Holding — Burnett, J.
- The Court of Appeal of the State of California held that the appropriation was unconstitutional as it constituted a gift, thereby denying the petition for a writ of mandate.
Rule
- An appropriation for compensation must serve a public purpose and cannot be considered a gift under the state constitution.
Reasoning
- The Court of Appeal reasoned that the appropriation, which aimed to compensate for the loss of property due to a fire, did not serve a public purpose as defined by the law.
- The court distinguished this case from prior cases where appropriations were upheld for public purposes, stating that the destruction of property did not contribute to promoting the public interest.
- Furthermore, the court noted that the state could not be held liable for a contract or tort related to the exhibits at the state fair due to the constitutional provisions limiting the state's liability.
- The court emphasized that an appropriation based on an implied liability could not exist since the state was performing a governmental function, not a proprietary one.
- Additionally, the court stated that the county, as a political subdivision, could not be treated differently from other corporations in this context, thus affirming that the appropriation constituted an unconstitutional gift.
Deep Dive: How the Court Reached Its Decision
Court's Analysis of Public Purpose
The court examined whether the appropriation for the relief of Alameda County constituted a lawful expenditure for a public purpose or an unconstitutional gift under the California Constitution. It distinguished the case from previous rulings that permitted appropriations for public purposes, noting that the destruction of the county's exhibit did not promote the public interest. The court emphasized that the statute’s intent to reimburse for loss of property failed to align with the criteria for serving the public good, which typically involves expenditures that enhance public welfare or support state functions. The court concluded that since the appropriation did not contribute to promoting the public interest, it could not be justified as a legitimate public purpose under the law. This rationale was critical in assessing the constitutionality of the appropriation and laid the groundwork for the court's decision to deny the writ of mandate.
State Liability and Contractual Obligations
The court further analyzed the state's liability concerning the claim made by Alameda County. It concluded that the state could not be held liable for any contractual obligations related to the exhibits at the state fair, due to specific constitutional provisions that limit state liability. The court noted that the state was performing a governmental function, which generally shields it from liability for either breach of contract or tortious actions.
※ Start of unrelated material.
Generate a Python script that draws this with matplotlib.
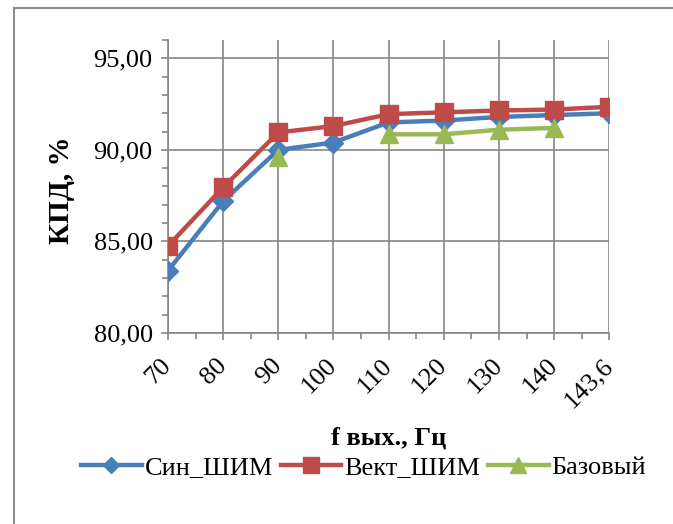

According to the court, any alleged negligence regarding the safeguarding of the exhibit did not establish a basis for liability since such acts were linked to the state’s governmental duties. Consequently, the court determined that the county's claims could not be upheld under any implied contractual obligations due to the inherent limitations on the state's liability in these contexts.
Differentiating County as a Political Subdivision
The court addressed the argument that Alameda County, as a political subdivision of the state, should not be treated as a corporation under the constitutional prohibition against gifts. However, the court maintained that the constitutional text did not make exceptions for counties and that the legislature intended to treat claims by counties similarly to those of corporations. The court underscored that the appropriation was structured as a lump sum that encompassed claims from both individuals and counties without distinction. This observation reinforced the notion that the appropriation could not be validly separated into constitutional and unconstitutional parts; thus, the entire act was deemed unconstitutional. The court’s reasoning indicated that regardless of the county's status, the nature of the appropriation still fell under the constitutional restrictions.
Implications of Governmental vs. Proprietary Functions
The court explored the distinction between governmental and proprietary functions in determining the state's liability. It concluded that the actions of the state regarding the exhibit were purely governmental, which implies that any negligence associated with those actions does not create liability. The court referenced established precedents that clarified the limits of state liability in instances where governmental functions were at play, emphasizing that the state is generally not liable for torts committed during the exercise of such functions. This differentiation was crucial in the court's final analysis, as it reinforced the determination that the appropriation could not stem from any legal obligation, further supporting the conclusion that it constituted an impermissible gift.
Final Determination on the Appropriation
Ultimately, the court ruled that the appropriation in question could not be sustained under California law. It concluded that the act did not establish a valid legal basis for liability, either through contract or tort, thus failing to meet the constitutional requirements for appropriations. The court characterized the appropriation as a gift, which was prohibited under the constitutional provision that restricts the legislature from authorizing gifts of public funds. As a result, the court upheld the demurrer, finding that the entirety of the appropriation was unconstitutional. This determination reflected the court's commitment to enforcing constitutional limits on state expenditures and protecting public funds from being used inappropriately.